Question

A point on a pre-image is G(5, -2). If its image has coordinates G'(2, 1), what was the translation? (x - 3, y - 3) (x + 3, y - 3) (x - 3, y + 3) (x + 3, y + 3)

Answer

**step1** Understanding the problem

We are given the starting position of a point, called the pre-image G, with coordinates (5, -2). We are also given the new position of the point after it has been moved, called the image G', with coordinates (2, 1). Our task is to determine the rule that describes this movement, which is known as a translation.

**step2** Determining the change in the x-coordinate

To find out how much the x-coordinate changed, we look at the original x-coordinate, which is 5, and the new x-coordinate, which is 2. We calculate the difference by subtracting the original x-coordinate from the new x-coordinate: 2 - 5 = -3. This tells us that the point moved 3 units to the left on the coordinate plane.
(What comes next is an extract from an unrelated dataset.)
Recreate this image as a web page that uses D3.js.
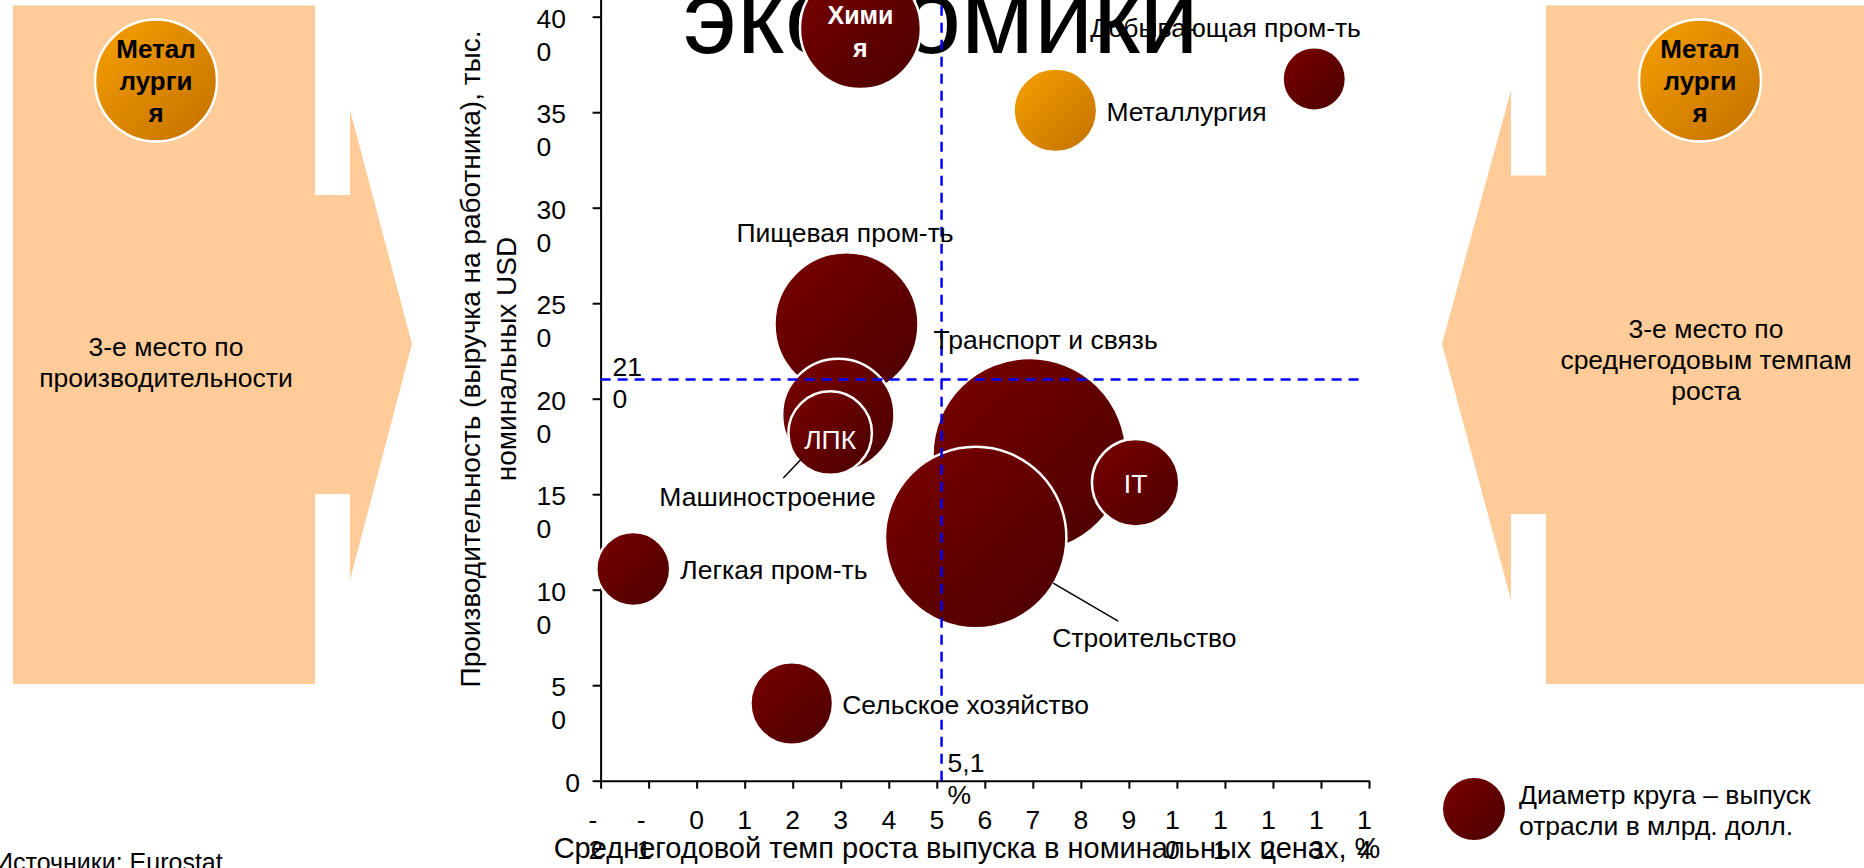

**step3** Determining the change in the y-coordinate

Next, we determine how much the y-coordinate changed. The original y-coordinate is -2, and the new y-coordinate is 1. We calculate the difference by subtracting the original y-coordinate from the new y-coordinate: 1 - (-2) = 1 + 2 = 3. This tells us that the point moved 3 units upwards on the coordinate plane.

**step4** Formulating the translation rule

Since the x-coordinate changed by -3 (moved 3 units left) and the y-coordinate changed by +3 (moved 3 units up), the translation rule can be expressed as (x - 3, y + 3). This means that for any point (x, y) on the plane, its new coordinates after this translation will be (x-3, y+3).